### What the task asks:
Line by line, repeat the data below exactly, beginning at the first line and ending at the line with "nearest neighbors between". Omit pictures.

### Recorded data:

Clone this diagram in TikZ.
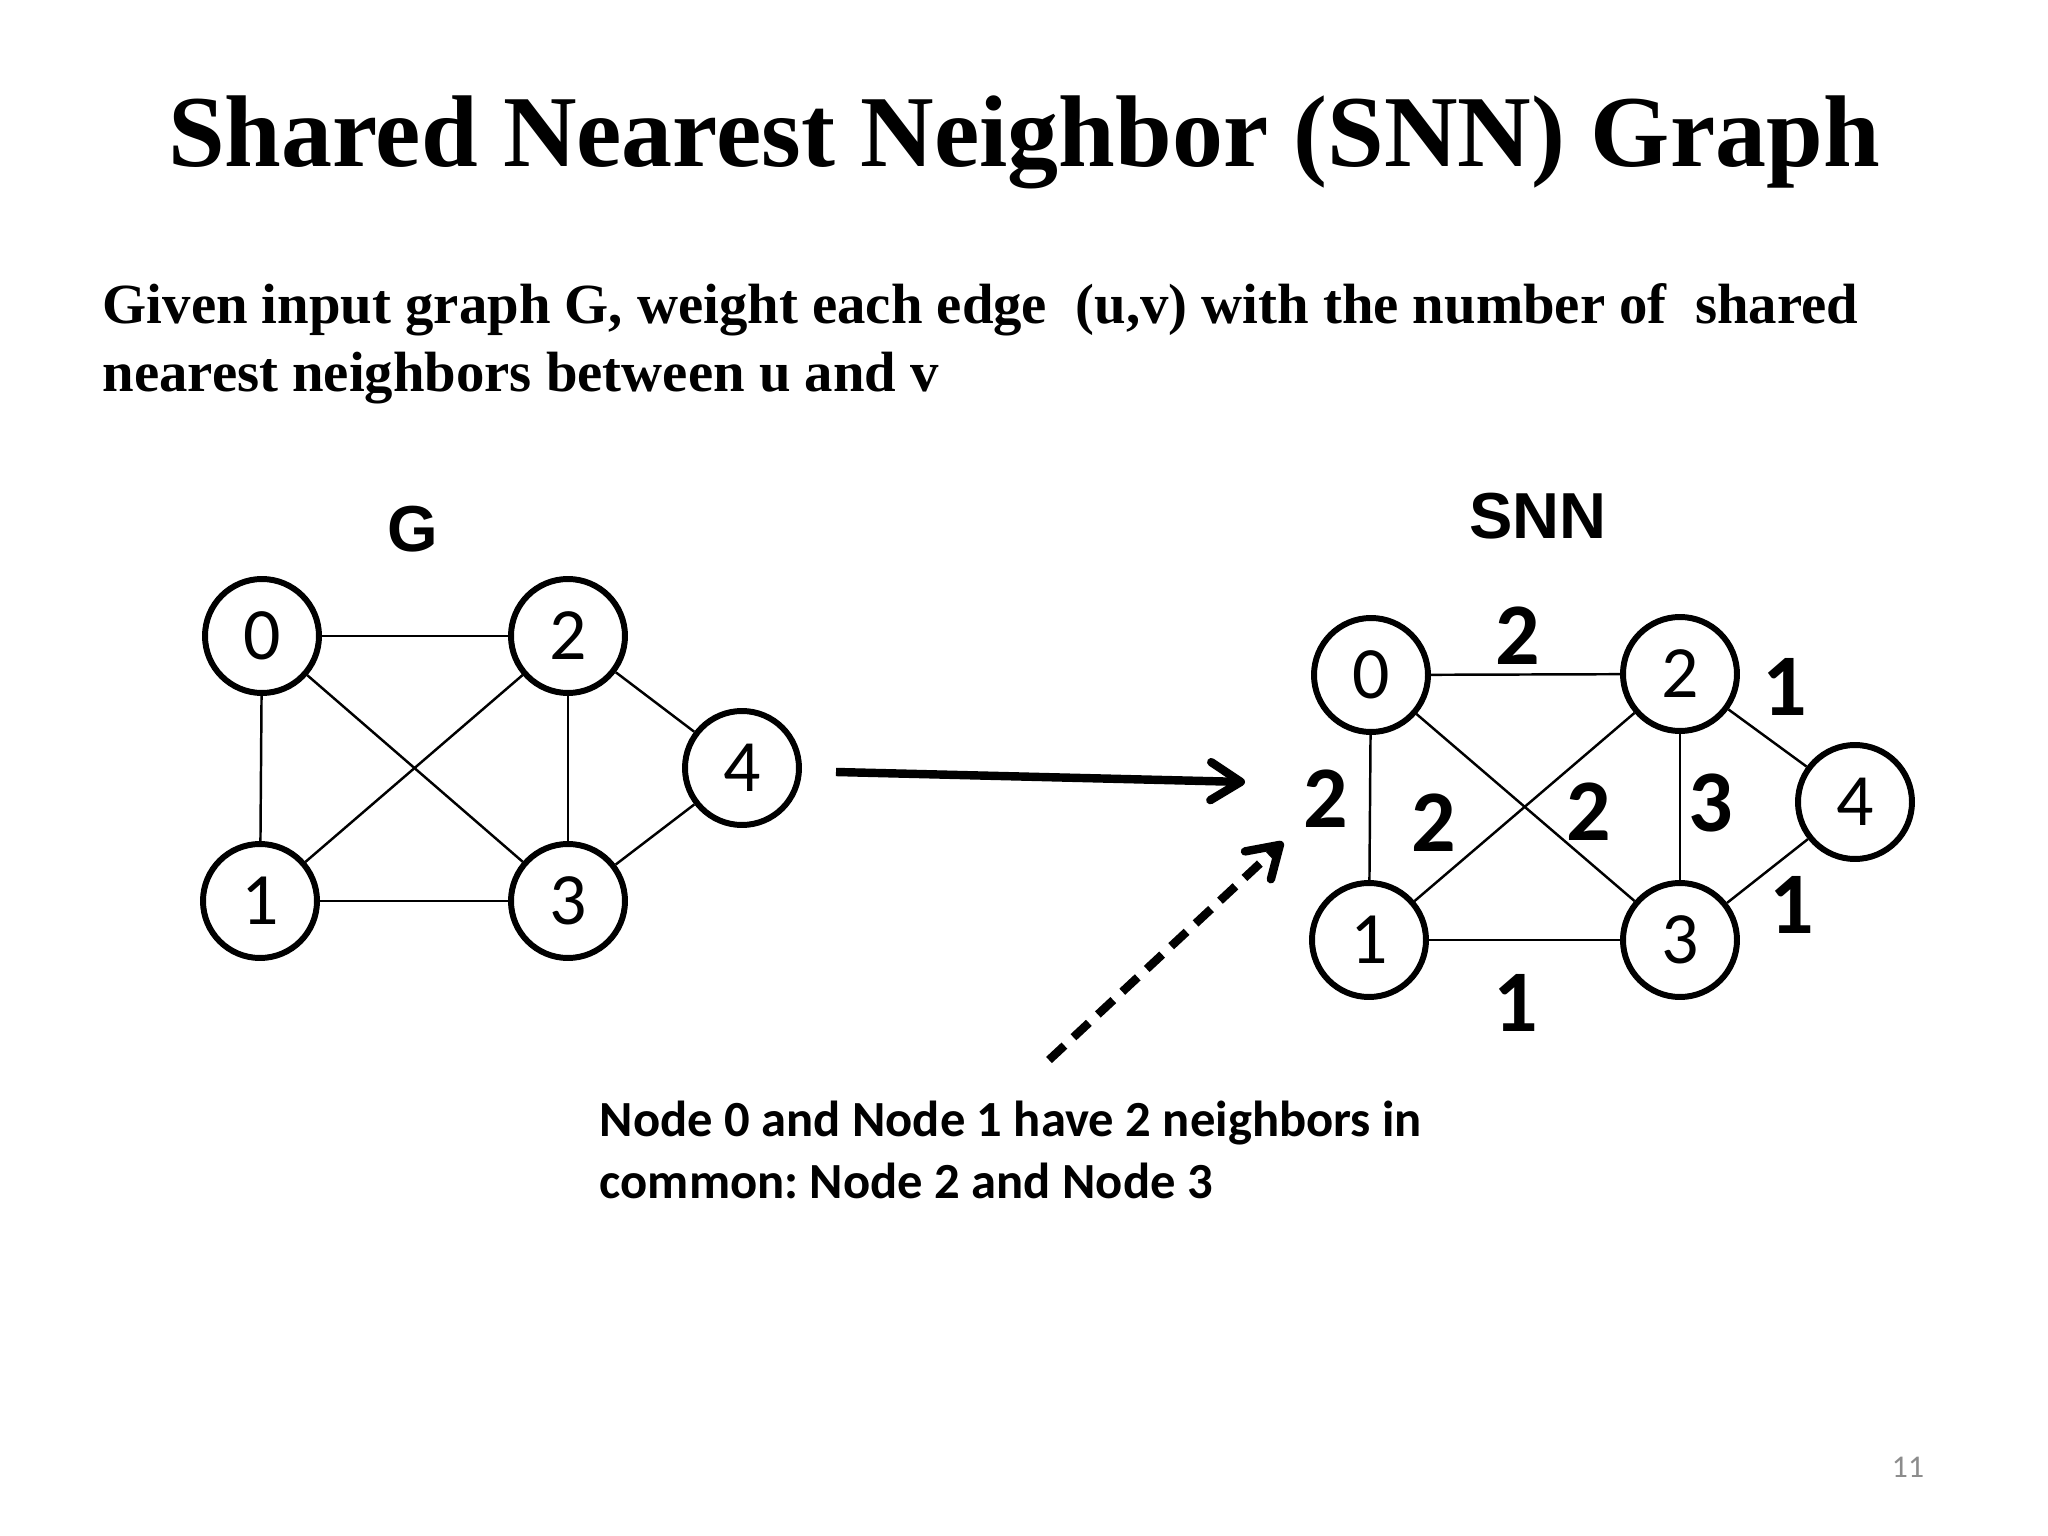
\documentclass[tikz,border=0pt]{standalone}
\usepackage{fontspec}
\setmainfont{Liberation Serif}
\newfontfamily\calibrifont{Carlito}
\newfontfamily\arialfont{Liberation Sans}
\usetikzlibrary{arrows.meta}
\frenchspacing

\begin{document}
\begin{tikzpicture}[x=1cm, y=1cm,
  vertex/.style={circle, draw, line width=1.7pt, minimum size=1.14cm, inner sep=0pt,
    font=\calibrifont\fontsize{21}{25}\selectfont},
  edge/.style={line width=0.7pt},
  weight/.style={inner sep=0pt, font=\calibrifont\bfseries\fontsize{25}{30}\selectfont},
  graphname/.style={inner sep=0pt, font=\arialfont\bfseries\fontsize{18.5}{22}\selectfont},
  bigarrow/.style={line width=2.4pt, -{Straight Barb[length=3mm, width=3.8mm, round]}}
]
  % slide 2048 x 1536 px -> 20.48 x 15.36 cm, origin top left
  \fill[white] (0,0) rectangle (20.48,-15.36);
  \useasboundingbox (0,0) rectangle (20.48,-15.36);

  % ---------------- title and statement ----------------
  \node[anchor=base, inner sep=0pt, font=\bfseries\fontsize{29}{35}\selectfont] (title)
    at (10.24,-1.67) {Shared Nearest Neighbor (SNN) Graph};
  \node[anchor=base west, align=left, inner sep=0pt,
    font=\bfseries\fontsize{16.15}{19.6}\selectfont] (intro) at (1.02,-3.92)
    {Given input graph G, weight each edge~ (u,v) with the number of~ shared\\
     nearest neighbors between u and v};

  % ---------------- input graph G ----------------
  \node[graphname] (nameG) at (4.13,-5.29) {G};
  \foreach \n/\x/\y in {0/2.62/-6.36, 2/5.68/-6.36, 4/7.42/-7.68, 1/2.60/-9.01, 3/5.68/-9.01} {
    \node[vertex] (g\n) at (\x,\y) {\n};
  }
  \foreach \a/\b in {0/2, 0/1, 0/3, 1/2, 2/3, 1/3, 2/4, 3/4} {
    \draw[edge] (g\a) -- (g\b);
  }

  % ---------------- SNN graph ----------------
  \node[graphname] (nameSNN) at (15.38,-5.16) {SNN};
  \foreach \n/\x/\y in {0/13.71/-6.75, 2/16.80/-6.74, 4/18.55/-8.02, 1/13.69/-9.40, 3/16.80/-9.40} {
    \node[vertex] (s\n) at (\x,\y) {\n};
  }
  \foreach \a/\b in {0/2, 0/1, 0/3, 1/2, 2/3, 1/3, 2/4, 3/4} {
    \draw[edge] (s\a) -- (s\b);
  }

  % shared neighbour counts
  \foreach \a/\b/\w/\x/\y in {0/2/2/15.18/-6.36, 2/4/1/17.85/-6.87, 0/1/2/13.26/-7.99,
      1/2/2/14.34/-8.23, 0/3/2/15.89/-8.12, 2/3/3/17.11/-8.03, 3/4/1/17.92/-9.05,
      1/3/1/15.16/-10.03} {
    \node[weight] (w\a\b) at (\x,\y) {\w};
  }

  % ---------------- arrows and note ----------------
  \coordinate (mapFrom) at (8.36,-7.72);
  \coordinate (mapTo) at (12.45,-7.82);
  \draw[bigarrow] (mapFrom) -- (mapTo);

  \node[anchor=base west, align=left, inner sep=0pt,
    font=\calibrifont\bfseries\fontsize{14.4}{17.4}\selectfont] (note) at (5.99,-11.98)
    {Node 0 and Node 1 have 2 neighbors in\\common: Node 2 and Node 3};
  \coordinate (noteFrom) at (10.49,-10.60);
  \coordinate (noteTo) at (12.83,-8.42);
  \draw[bigarrow, dash pattern=on 6pt off 3.5pt] (noteFrom) -- (noteTo);

  % page number
  \node[inner sep=0pt, text=black!45, font=\calibrifont\fontsize{9}{11}\selectfont] (page)
    at (19.08,-14.67) {11};
\end{tikzpicture}
\end{document}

### Solution for this task:
Clone this diagram in TikZ.
\documentclass[tikz,border=0pt]{standalone}
\usepackage{fontspec}
\setmainfont{Liberation Serif}
\newfontfamily\calibrifont{Carlito}
\newfontfamily\arialfont{Liberation Sans}
\usetikzlibrary{arrows.meta}
\frenchspacing

\begin{document}
\begin{tikzpicture}[x=1cm, y=1cm,
  vertex/.style={circle, draw, line width=1.7pt, minimum size=1.14cm, inner sep=0pt,
    font=\calibrifont\fontsize{21}{25}\selectfont},
  edge/.style={line width=0.7pt},
  weight/.style={inner sep=0pt, font=\calibrifont\bfseries\fontsize{25}{30}\selectfont},
  graphname/.style={inner sep=0pt, font=\arialfont\bfseries\fontsize{18.5}{22}\selectfont},
  bigarrow/.style={line width=2.4pt, -{Straight Barb[length=3mm, width=3.8mm, round]}}
]
  % slide 2048 x 1536 px -> 20.48 x 15.36 cm, origin top left
  \fill[white] (0,0) rectangle (20.48,-15.36);
  \useasboundingbox (0,0) rectangle (20.48,-15.36);

  % ---------------- title and statement ----------------
  \node[anchor=base, inner sep=0pt, font=\bfseries\fontsize{29}{35}\selectfont] (title)
    at (10.24,-1.67) {Shared Nearest Neighbor (SNN) Graph};
  \node[anchor=base west, align=left, inner sep=0pt,
    font=\bfseries\fontsize{16.15}{19.6}\selectfont] (intro) at (1.02,-3.92)
    {Given input graph G, weight each edge~ (u,v) with the number of~ shared\\
     nearest neighbors between u and v};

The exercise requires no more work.